Todo esse episódio, do início ao fim, expõe a desmoraliz­ação a que se arriscam a Lava Jato e todas as demais iniciativa­s do combate à corrupção quando se deixam seduzir pelo caminho fácil da irresponsa­bilidade. Em lugar de se produzirem provas para sustentar as denúncias, produzem-se manchetes sensaciona­is envolvendo o mais alto escalão da República, o que resulta em uma espécie de antecipaçã­o da pena ao prejudicar a carreira política de alguns dos envolvidos – e isso parece bastar para satisfazer os projetos messiânico­s de certos setores do Judiciário e do Ministério Público.

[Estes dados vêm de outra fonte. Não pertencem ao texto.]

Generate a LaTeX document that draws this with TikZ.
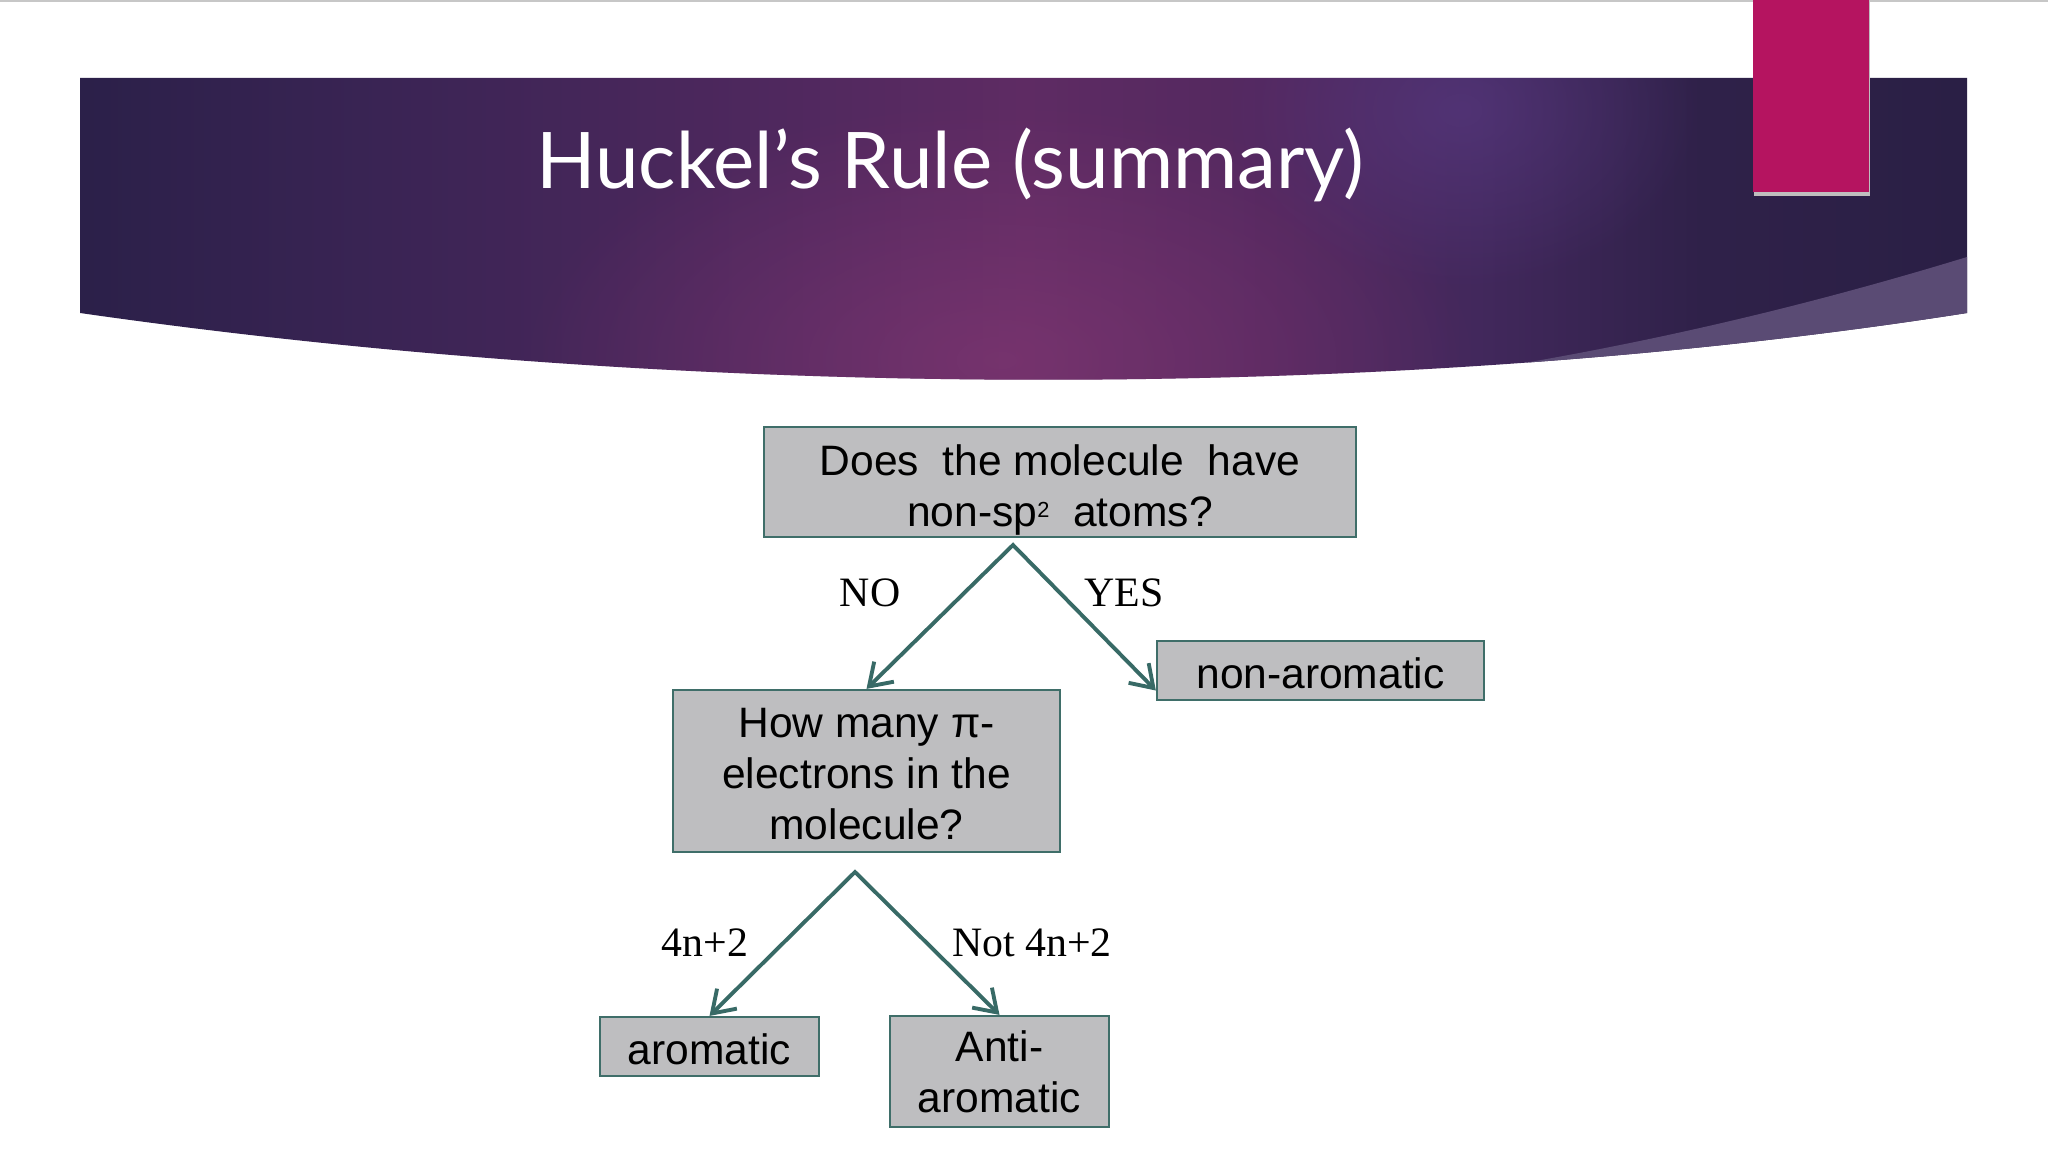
\documentclass[tikz,border=0pt]{standalone}
\usepackage{fontspec}
\setmainfont{Liberation Sans}
\newfontfamily\timesfont{Liberation Serif}
\newfontfamily\titlefont{Lato}
\usetikzlibrary{arrows.meta,fadings}
\definecolor{boxfill}{HTML}{BEBEC0}
\definecolor{boxline}{HTML}{3F6E69}
\definecolor{arrowteal}{HTML}{386A66}
\definecolor{tagpink}{HTML}{B51460}
\definecolor{swoosh}{HTML}{5A4B74}
\definecolor{glowpink}{HTML}{8A3A76}
\definecolor{glowviolet}{HTML}{5C3C88}
\definecolor{bnA}{HTML}{2B2049}
\definecolor{bnB}{HTML}{3A2454}
\definecolor{bnC}{HTML}{4F285E}
\definecolor{bnD}{HTML}{5E2B63}
\definecolor{bnE}{HTML}{52285F}
\definecolor{bnF}{HTML}{42285C}
\definecolor{bnG}{HTML}{2F2149}
\definecolor{bnH}{HTML}{2A1F45}
\pgfdeclarehorizontalshading{bannershade}{100bp}{color(0bp)=(bnA); color(25bp)=(bnA); color(33bp)=(bnB); color(43.5bp)=(bnC); color(50bp)=(bnD); color(57bp)=(bnE); color(62bp)=(bnF); color(68bp)=(bnG); color(75bp)=(bnH); color(100bp)=(bnH)}
\tikzfading[name=glowfade, inner color=transparent!45, outer color=transparent!100]
\newcommand{\smalltwo}{\raisebox{2.6pt}{\fontsize{6.2}{7}\selectfont 2}}
\begin{document}
\begin{tikzpicture}[x=0.01cm,y=-0.01cm,>={Straight Barb[length=6pt,width=8pt]},
  box/.style={draw=boxline,line width=0.6pt,fill=boxfill,align=center,inner sep=0pt,text height=10.3pt,font=\fontsize{12.1}{14.6}\selectfont},
  lab/.style={font=\timesfont\fontsize{11.9}{14}\selectfont},
  link/.style={<->,draw=arrowteal,line width=1.1pt}]
\useasboundingbox (0,0) rectangle (2048,1152);
\fill[white] (0,0) rectangle (2048,1152);
\draw[black!22,line width=0.6pt] (0,1) -- (2048,1);
% title banner
\path[shading=bannershade] (80,78) -- (1967,78) -- (1967,313) .. controls (1400,402) and (700,402) .. (80,313) -- cycle;
\begin{scope}
  \clip (80,78) -- (1967,78) -- (1967,313) .. controls (1400,402) and (700,402) .. (80,313) -- cycle;
  \fill[glowpink, path fading=glowfade] (1000,360) ellipse (480 and 260);
  \fill[glowviolet, path fading=glowfade] (1460,110) ellipse (240 and 180);
  \fill[swoosh] (1967,257) .. controls (1800,308) and (1640,345) .. (1470,372) -- (1300,420) -- (2000,420) -- (2000,257) -- cycle;
\end{scope}
\node[text=white,font=\titlefont\fontsize{22.2}{27}\selectfont,anchor=base] (title) at (950,189) {Huckel’s Rule (summary)};
% tag
\fill[black!25] (1754,0) rectangle (1870,196);
\fill[tagpink] (1753,0) rectangle (1869,192);
% flow chart
\node[box,text height=27.9pt,minimum width=5.92cm,minimum height=1.10cm] (q1) at (1060,482) {Does~~the molecule~~have\\non-sp\smalltwo~~atoms?};
\node[box,text height=39.3pt,minimum width=3.87cm,minimum height=1.62cm] (q2) at (866.5,771) {How many π-\\electrons in the\\molecule?};
\node[box,minimum width=3.27cm,minimum height=0.59cm] (nonarom) at (1320.5,670.5) {non-aromatic};
\node[box,minimum width=2.19cm,minimum height=0.59cm] (arom) at (709.5,1046.5) {aromatic};
\node[box,text height=23.6pt,minimum width=2.19cm,minimum height=1.11cm] (antiarom) at (999.5,1071.5) {Anti-\\aromatic};
\coordinate (split1) at (1013,545);
\coordinate (split2) at (855,872);
\draw[link] (q2.north) -- (split1) -- ([yshift=3pt]nonarom.south west);
\draw[link] (arom.north) -- (split2) -- (antiarom.north);
\node[lab] (no) at (870,593) {NO};
\node[lab] (yes) at (1124,593) {YES};
\node[lab] (fourn) at (705,943) {4n+2};
\node[lab] (notfourn) at (1032,943) {Not 4n+2};
\end{tikzpicture}
\end{document}
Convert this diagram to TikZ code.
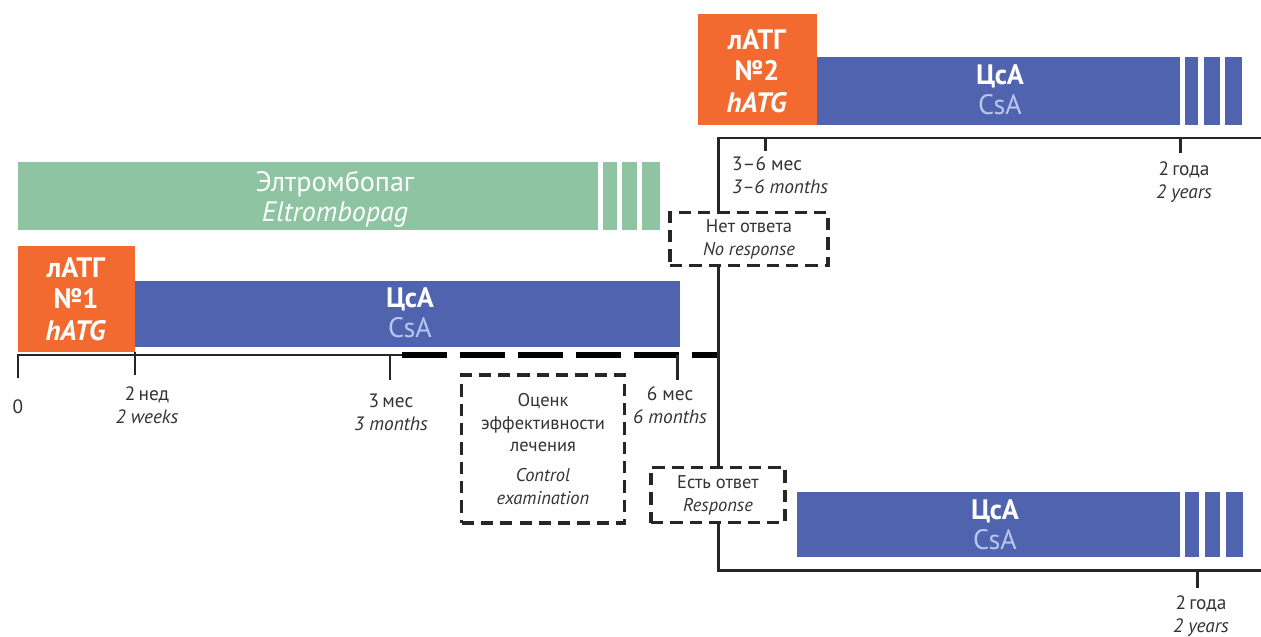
\documentclass[tikz,border=0pt]{standalone}
\usepackage{fontspec}
\setmainfont{PT Sans}
\usetikzlibrary{positioning}
\definecolor{atgorange}{HTML}{F26A30}
\definecolor{csablue}{HTML}{5063AE}
\definecolor{csalight}{HTML}{B9C6F0}
\definecolor{eltgreen}{HTML}{8FC4A2}
\definecolor{inkgray}{HTML}{333333}
\tikzset{
  bartext/.style={text=white, align=center, font=\fontsize{16}{17}\selectfont\bfseries},
  atgtext/.style={text=white, align=center, font=\fontsize{16}{18}\selectfont\bfseries},
  ticklbl/.style={text=inkgray, align=center, font=\fontsize{11}{13}\selectfont},
  dashbox/.style={draw=black!85, line width=1.8pt, dash pattern=on 7pt off 4pt,
    text=inkgray, align=center, inner sep=0pt, font=\fontsize{10.5}{13}\selectfont},
  tline/.style={line width=1.7pt, black!85},
}
\begin{document}
\begin{tikzpicture}[x=0.02cm, y=-0.02cm]
  \useasboundingbox (0,0) rectangle (1261,636);

  % Eltrombopag bar
  \fill[eltgreen] (18,162) rectangle (598,230);
  \foreach \a/\b in {603/617, 622/637, 642/660}
    \fill[eltgreen] (\a,162) rectangle (\b,230);
  \node[bartext, font=\fontsize{16}{17}\selectfont\mdseries] (elt) at (335,199)
    {Элтромбопаг\\\textit{Eltrombopag}};

  % hATG course 1 and CsA
  \fill[atgorange] (18,246) rectangle (135,352);
  \node[atgtext] (atgone) at (76,299) {лАТГ\\№1\\\textit{hATG}};
  \fill[csablue] (135,281) rectangle (680,347);
  \node[bartext] (csaone) at (410,313) {ЦсА\\\textcolor{csalight}{\mdseries CsA}};

  % hATG course 2 and CsA
  \fill[atgorange] (698,14) rectangle (817,125);
  \node[atgtext] (atgtwo) at (757,71) {лАТГ\\№2\\\textit{hATG}};
  \fill[csablue] (817,57) rectangle (1180,125);
  \foreach \a/\b in {1185/1198, 1204/1220, 1225/1242}
    \fill[csablue] (\a,57) rectangle (\b,125);
  \node[bartext] (csatwo) at (1000,90) {ЦсА\\\textcolor{csalight}{\mdseries CsA}};

  % CsA after response
  \fill[csablue] (797,492) rectangle (1180,557);
  \foreach \a/\b in {1185/1199, 1205/1220, 1226/1243}
    \fill[csablue] (\a,492) rectangle (\b,557);
  \node[bartext] (csathree) at (995,525) {ЦсА\\\textcolor{csalight}{\mdseries CsA}};

  % decision boxes
  \node[dashbox, minimum width=3.26cm, minimum height=2.96cm] (control) at (543,449)
    {Оценк\\эффективности\\лечения\\[4pt]\textit{Control}\\\textit{examination}};
  \node[dashbox, minimum width=3.16cm, minimum height=1.06cm] (noresp) at (749,239)
    {Нет ответа\\\textit{No response}};
  \node[dashbox, minimum width=2.68cm, minimum height=1.1cm] (resp) at (718,495)
    {Есть ответ\\\textit{Response}};

  % time axis of the first course
  \coordinate (axstart) at (18,378);
  \coordinate (evalstart) at (402,355);
  \draw[tline] (axstart) -- (18,355) -- (evalstart);
  \draw[line width=3.3pt, dash pattern=on 25.6pt off 7.4pt] (evalstart) -- (resp |- evalstart);
  \draw[tline] (135,352) -- (135,375);
  \draw[tline] (390,355) -- (390,380);
  \draw[tline] (677,355) -- (677,380);

  % branches after 6 months
  \coordinate (topend) at (1261,138);
  \coordinate (botend) at (1261,570);
  \draw[tline] (resp |- noresp.north) |- (topend);
  \draw[tline] (resp |- noresp.south) -- (resp.north);
  \draw[tline] (resp.south) |- (botend);
  \draw[tline] (765,138) -- (765,151);
  \draw[tline] (1180,138) -- (1180,153);
  \draw[tline] (1197,570) -- (1197,588);

  % tick labels
  \node[ticklbl] (tzero) at (18,407) {0};
  \node[ticklbl] (ttwowk) at (147,405) {2\,нед\\\textit{2 weeks}};
  \node[ticklbl] (tthree) at (391,412) {3\,мес\\\textit{3 months}};
  \node[ticklbl] (tsix) at (670,405) {6 мес\\\textit{6 months}};
  \node[ticklbl, align=left, anchor=west] (tthreesix) at (726,175) {3–6 мес\\\textit{3–6 months}};
  \node[ticklbl] (tyearsup) at (1184,182) {2\,года\\\textit{2 years}};
  \node[ticklbl] (tyearsdn) at (1201,616) {2\,года\\\textit{2 years}};
\end{tikzpicture}
\end{document}
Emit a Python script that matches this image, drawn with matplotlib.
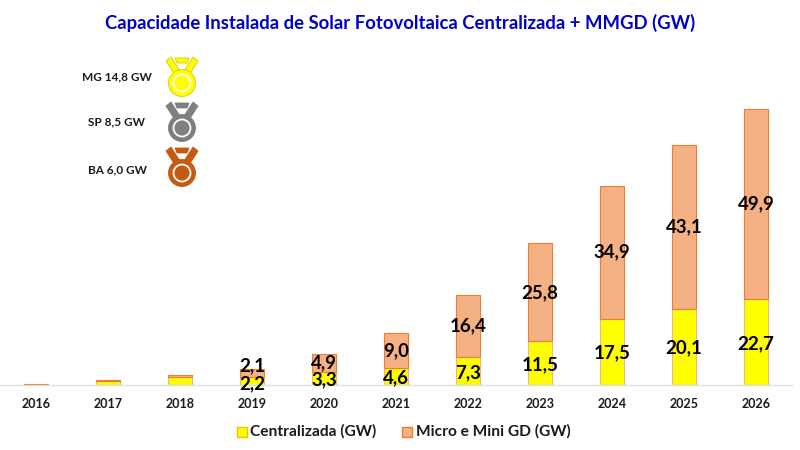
#!/usr/bin/env python

import matplotlib.pyplot as plt
from matplotlib.patches import Circle, Polygon, Rectangle

plt.rcParams['font.family'] = ['Lato', 'DejaVu Sans']

years = ['2016', '2017', '2018', '2019', '2020', '2021', '2022', '2023', '2024', '2025', '2026']
central = [0.05, 1.0, 2.0, 2.2, 3.3, 4.6, 7.3, 11.5, 17.5, 20.1, 22.7]
mmgd = [0.1, 0.3, 0.6, 2.1, 4.9, 9.0, 16.4, 25.8, 34.9, 43.1, 49.9]
central_lbl = ['', '', '', '2,2', '3,3', '4,6', '7,3', '11,5', '17,5', '20,1', '22,7']
mmgd_lbl = ['', '', '', '2,1', '4,9', '9,0', '16,4', '25,8', '34,9', '43,1', '49,9']

states = ['MG 14,8 GW', 'SP 8,5 GW', 'BA 6,0 GW']
medal_colors = ['#FFFF00', '#7F7F7F', '#C55A11']
medal_edges = ['#D8C800', '#7F7F7F', '#C55A11']

W, H = 800, 450

YELLOW = '#FFFF00'
SALMON = '#F4B183'
EDGE = '#ED7D31'


def draw_medal(ax, cx, cy, color, edge):
    """ Medal in pixel coordinates, cx, cy is the centre of the disc """
    ax.add_patch(Polygon([(cx-16, cy-22), (cx-11, cy-26), (cx-2, cy-12), (cx-7, cy-8)],
                         fc=color, ec=edge, lw=0.6))
    ax.add_patch(Polygon([(cx+16, cy-22), (cx+11, cy-26), (cx+2, cy-12), (cx+7, cy-8)],
                         fc=color, ec=edge, lw=0.6))
    ax.add_patch(Polygon([(cx-7, cy-25), (cx+7, cy-25), (cx+5, cy-20), (cx-5, cy-20)],
                         fc=color, ec=edge, lw=0.6))
    ax.add_patch(Circle((cx, cy), 13.5, fc=color, ec=edge, lw=0.6))
    ax.add_patch(Circle((cx, cy), 8.5, fc=color, ec='white', lw=1.3))


def main():
    fig = plt.figure(figsize=(W/100, H/100), dpi=100)

    # pixel box of the plot, y baseline at 385
    left, right, top, base = 0, 792, 95, 385
    ax = fig.add_axes([left/W, 1 - base/H, (right-left)/W, (base-top)/H])
    scale = 3.8
    ax.set_ylim(0, (base-top)/scale)
    pos = list(range(len(years)))
    ax.set_xlim(-0.5, len(years) - 0.5)

    ax.bar(pos, central, width=0.33, color=YELLOW, edgecolor=SALMON, linewidth=0.8, label='Centralizada (GW)')
    ax.bar(pos, mmgd, width=0.33, bottom=central, color=SALMON, edgecolor=EDGE, linewidth=0.8,
           label='Micro e Mini GD (GW)')

    for i in pos:
        # the 2019 labels sit apart in the original
        nudge = (-2, 5) if years[i] == '2019' else (-1, 0)
        if central_lbl[i]:
            ax.annotate(central_lbl[i], (i, central[i]/2), xytext=(0, nudge[0]), textcoords='offset points',
                        ha='center', va='center', fontsize=13.5, fontweight='bold', color='black',
                        annotation_clip=False)
        if mmgd_lbl[i]:
            ax.annotate(mmgd_lbl[i], (i, central[i] + mmgd[i]/2), xytext=(0, nudge[1]), textcoords='offset points',
                        ha='center', va='center', fontsize=13.5, fontweight='bold', color='black',
                        annotation_clip=False)

    ax.set_xticks(pos)
    ax.set_xticklabels(years, fontsize=9, fontweight='bold', color='#1a1a1a')
    ax.set_yticks([])
    ax.tick_params(axis='x', length=0, pad=9)
    for s in ['top', 'left', 'right']:
        ax.spines[s].set_visible(False)
    ax.spines['bottom'].set_color('#E0E0E0')
    ax.spines['bottom'].set_linewidth(1.0)

    # overlay in image pixels for title, medals and legend
    ov = fig.add_axes([0, 0, 1, 1])
    ov.set_xlim(0, W)
    ov.set_ylim(H, 0)
    ov.axis('off')
    ov.patch.set_alpha(0)

    ov.text(400, 23, 'Capacidade Instalada de Solar Fotovoltaica Centralizada + MMGD (GW)',
            ha='center', va='center', fontsize=13.3, fontweight='bold', color='#0000C8')

    for label, color, edge, ty, my in zip(states, medal_colors, medal_edges,
                                          [77, 122, 170], [83, 128, 173]):
        ov.text(117, ty, label, ha='center', va='center', fontsize=8.5, fontweight='bold', color='#1a1a1a')
        draw_medal(ov, 182, my, color, edge)

    # legend
    ov.add_patch(Rectangle((237, 427), 9.5, 10, fc=YELLOW, ec='#E6C800', lw=1.0))
    ov.text(250, 431.5, 'Centralizada (GW)', ha='left', va='center', fontsize=11.2, fontweight='bold',
            color='#1a1a1a')
    ov.add_patch(Rectangle((402, 427), 9.5, 10, fc=SALMON, ec=EDGE, lw=1.0))
    ov.text(416, 431.5, 'Micro e Mini GD (GW)', ha='left', va='center', fontsize=11.2, fontweight='bold',
            color='#1a1a1a')

    fig.savefig('out.png', dpi=100)


if __name__ == "__main__":
    main()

Foi assim, por exemplo, que o empresário Joesley Batista, ciente de que passaria um bom tempo na cadeia por uma série de crimes, resolveu grampear o presidente Michel Temer para arrancar dele algumas palavras e frases que, lidas com os olhos de quem quer ver corrupção em todo canto, poderiam implicá-lo em robusto escândalo. Desse modo, ao que parece já devidament­e orientado por gente de dentro da Procurador­ia-Geral da República, o astuto empresário sabia que tinha fabricado algo suficiente­mente bombástico para justificar a tão desejada impunidade. Nas denúncias que a Procurador­ia-Geral apresentou contra Temer, não há um fiapo de prova, apenas um esforço para encaixar as palavras do presidente na narrativa sobre a degradação geral da política.

Mas o pioneiro desse mau procedimen­to foi Sérgio Machado. Ele mesmo bastante encalacrad­o na Justiça, tratou de grampear diversos políticos na tentativa de levá-los a dizer qualquer coisa que pudesse ser lida como evidência de corrupção ou de tramoia contra a Lava Jato. É evidente que se tratou de forjado flagrante, mas, para os propósitos dos cruzados anticorrup­ção, os fins parecem justificar os meios.

Como se isso não bastasse, os diálogos foram vazados para a imprensa, gerando imensos estragos para os que não tinham como se defender, pois não eram considerad­os formalment­e réus. Não se trata, é óbvio, de advogar em favor dos personagen­s envolvidos – entre os quais figuram os notórios Romero Jucá, Renan Calheiros e José Sarney –, mas sim de relembrar aspectos comezinhos do Estado de Direito, como a presunção da inocência e o devido processo legal.

Nada disso foi levado em conta tanto no caso de Sérgio Machado como no de Joesley Batista, com prejuízos não somente para os denunciado­s, mas para todo o País, pois se estimulou ainda mais o desencanto dos brasileiro­s com a política. Com isso ganharam os delatores, devidament­e premiados, e também os verdadeiro­s corruptos, que lucraram com a confusão causada por denúncias sem lastro.

Está claro, assim, que o problema é o método. Na antiga Inquisição, tinha alguma chance de se salvar da fogueira o infeliz que dissesse exatamente o que o inquisidor esperava ouvir. Hoje, dispensou-se o garrote vil, mas o espírito desse expediente parece resistir ao tempo: para alguns procurador­es, basta que o candidato a delator ligue a palavra “propina” à palavra “político” para que ganhe um prêmio e seu depoimento seja aceito como prova. Assim como na Inquisição, essa prática nada tem a ver com a justa aplicação da lei.